Finance

What Is a Credit Card Outstanding Balance?

Define your credit card outstanding balance, understand its daily impact on interest, and learn effective strategies for debt reduction.

Credit card debt terminology can often be confusing, making it difficult for cardholders to track their financial obligations. Understanding the distinction between various balance types is important for effective debt management and avoiding unnecessary interest charges.

A clear grasp of these core concepts allows consumers to optimize their payment strategies and maintain a healthy credit profile. The most fundamental figure to track daily is the credit card outstanding balance, sometimes called the current balance.

Defining the Outstanding Balance

The outstanding balance represents the total, real-time amount of money a cardholder owes to the credit card issuer at any given moment. It includes all purchases, cash advances, balance transfers, accrued interest, and fees applied to the account.

Every time a charge is authorized, or a payment is posted, the outstanding balance fluctuates. This balance is the running total of your debt before the monthly billing cycle concludes. It is the most accurate reflection of your current liability to the issuer.

Outstanding Balance vs. Statement Balance and Available Credit

The outstanding balance is often confused with the statement balance, but the two terms serve distinct financial purposes. The statement balance is a static figure, representing a snapshot of the outstanding balance on the specific closing date of the monthly billing cycle. This statement balance is the amount that determines your minimum payment due and the amount you must pay to avoid interest charges.

Available credit is calculated using the outstanding balance and the card’s credit limit. This figure is the difference between your assigned credit limit and your current outstanding balance. For example, if a card has a $5,000 limit and a $1,500 outstanding balance, the available credit is $3,500.

It is possible to have an outstanding balance that is higher than the previous month’s statement balance if new purchases have been made since the statement closing date. Conversely, a payment made after the statement closes but before the due date will lower the outstanding balance below the statement balance. The statement balance remains fixed until the next billing cycle closes.

How the Outstanding Balance Affects Interest Charges

Carrying an outstanding balance past the due date results in finance charges, which are typically calculated using the Average Daily Balance (ADB) method. This method calculates interest based on the balance present on each day of the billing cycle. The resulting average is then used with the daily periodic rate to determine the interest owed.

The grace period is a window of time where interest does not accrue on new purchases. Federal law requires issuers to provide at least 21 days between the statement closing date and the payment due date if a grace period is offered. This grace period is only maintained if the cardholder pays the previous statement balance in full by the due date.

Failure to pay the full statement balance means you forfeit the grace period. Interest will begin to accrue immediately on new purchases, often from the date of the transaction. Cash advances and balance transfers typically do not have a grace period, meaning interest begins accruing on those specific transactions from the very first day.

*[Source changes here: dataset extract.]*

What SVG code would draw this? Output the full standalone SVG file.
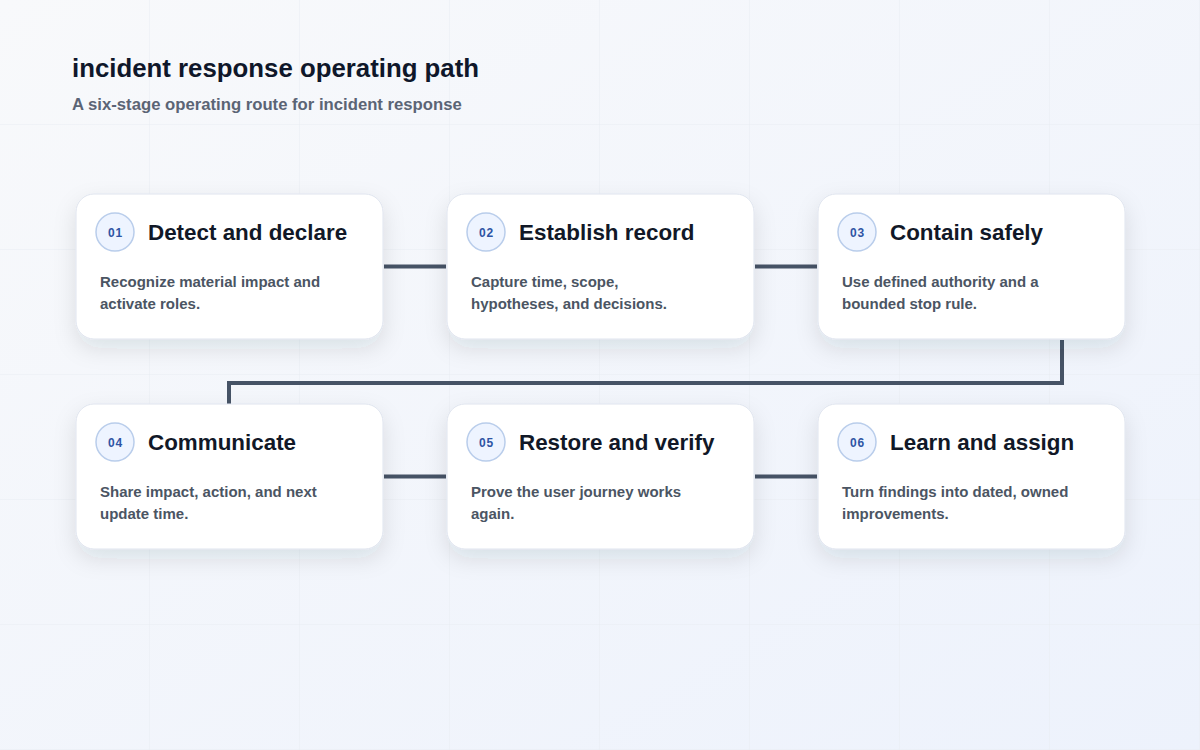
<svg xmlns="http://www.w3.org/2000/svg" width="1200" height="750" viewBox="0 0 1200 750">
<defs>
<linearGradient id="bg" x1="0" y1="0" x2="1" y2="1">
<stop offset="0" stop-color="#f8f9fb"/>
<stop offset="1" stop-color="#edf2fc"/>
</linearGradient>
<pattern id="grid" width="150" height="125" patternUnits="userSpaceOnUse">
<path d="M150 0 V125 M0 125 H150" fill="none" stroke="#e9ecf2" stroke-width="1"/>
</pattern>
<filter id="sh" x="-20%" y="-30%" width="140%" height="170%">
<feDropShadow dx="0" dy="9" stdDeviation="11" flood-color="#1e293b" flood-opacity="0.11"/>
</filter>
<style>
.card{fill:#ffffff;stroke:#dfe4ee;stroke-width:1;filter:url(#sh)}
.badge{fill:#eef4ff;stroke:#b9cdeb;stroke-width:1.5}
.num{font-family:"Liberation Sans",Arial,sans-serif;font-size:12px;font-weight:700;fill:#2f55a4;text-anchor:middle;letter-spacing:0.8px}
.ttl{font-family:"Liberation Sans",Arial,sans-serif;font-size:22.4px;font-weight:700;fill:#111827}
.desc{font-family:"Liberation Sans",Arial,sans-serif;font-size:15px;font-weight:700;fill:#4b5563}
.conn{fill:none;stroke:#465366;stroke-width:4;stroke-linejoin:miter}
</style>
</defs>
<rect width="1200" height="750" fill="url(#bg)"/>
<rect width="1200" height="750" fill="url(#grid)"/>
<text x="72" y="77" font-family="'Liberation Sans',Arial,sans-serif" font-size="25.8" font-weight="700" fill="#0f172a">incident response operating path</text>
<text x="72" y="110" font-family="'Liberation Sans',Arial,sans-serif" font-size="16.7" font-weight="700" fill="#5b6475">A six-stage operating route for incident response</text>
<g id="connectors">
<path class="conn" d="M384 266.5 H446"/>
<path class="conn" d="M755 266.5 H817"/>
<path class="conn" d="M1062 340 V383 H229 V404"/>
<path class="conn" d="M384 476.5 H446"/>
<path class="conn" d="M755 476.5 H817"/>
</g>
<g id="node1">
<rect class="card" x="76" y="194" width="307" height="145" rx="18"/>
<circle class="badge" cx="115" cy="232" r="19"/>
<text class="num" x="115.4" y="236.5">01</text>
<text class="ttl" x="148" y="239.5">Detect and declare</text>
<text class="desc" x="100" y="287">Recognize material impact and</text>
<text class="desc" x="100" y="309">activate roles.</text>
</g>
<g id="node2">
<rect class="card" x="447" y="194" width="307" height="145" rx="18"/>
<circle class="badge" cx="486" cy="232" r="19"/>
<text class="num" x="486.4" y="236.5">02</text>
<text class="ttl" x="519" y="239.5">Establish record</text>
<text class="desc" x="471" y="287">Capture time, scope,</text>
<text class="desc" x="471" y="309">hypotheses, and decisions.</text>
</g>
<g id="node3">
<rect class="card" x="818" y="194" width="307" height="145" rx="18"/>
<circle class="badge" cx="857" cy="232" r="19"/>
<text class="num" x="857.4" y="236.5">03</text>
<text class="ttl" x="890" y="239.5">Contain safely</text>
<text class="desc" x="842" y="287">Use defined authority and a</text>
<text class="desc" x="842" y="309">bounded stop rule.</text>
</g>
<g id="node4">
<rect class="card" x="76" y="404" width="307" height="145" rx="18"/>
<circle class="badge" cx="115" cy="442" r="19"/>
<text class="num" x="115.4" y="446.5">04</text>
<text class="ttl" x="148" y="449.5">Communicate</text>
<text class="desc" x="100" y="497">Share impact, action, and next</text>
<text class="desc" x="100" y="519">update time.</text>
</g>
<g id="node5">
<rect class="card" x="447" y="404" width="307" height="145" rx="18"/>
<circle class="badge" cx="486" cy="442" r="19"/>
<text class="num" x="486.4" y="446.5">05</text>
<text class="ttl" x="519" y="449.5">Restore and verify</text>
<text class="desc" x="471" y="497">Prove the user journey works</text>
<text class="desc" x="471" y="519">again.</text>
</g>
<g id="node6">
<rect class="card" x="818" y="404" width="307" height="145" rx="18"/>
<circle class="badge" cx="857" cy="442" r="19"/>
<text class="num" x="857.4" y="446.5">06</text>
<text class="ttl" x="890" y="449.5">Learn and assign</text>
<text class="desc" x="842" y="497">Turn findings into dated, owned</text>
<text class="desc" x="842" y="519">improvements.</text>
</g>
</svg>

Strategies for Reducing the Outstanding Balance

The most effective strategy for managing the outstanding balance is to pay the full statement balance every month. Paying the full statement amount ensures the grace period remains intact, allowing you to use the credit card as a short-term, interest-free loan. When carrying a balance is unavoidable, paying more than the minimum payment due is necessary.

The minimum payment often includes a significant portion of interest and a small amount of the principal debt. Making a payment that exceeds the minimum will directly reduce the principal component of the outstanding balance. This action lowers the figure upon which the next cycle’s interest is calculated.

If a cardholder has multiple credit accounts, they should prioritize paying down the card with the highest APR first. This strategy, known as the “debt avalanche,” minimizes total interest paid over time. This accelerates the reduction of the overall outstanding balance.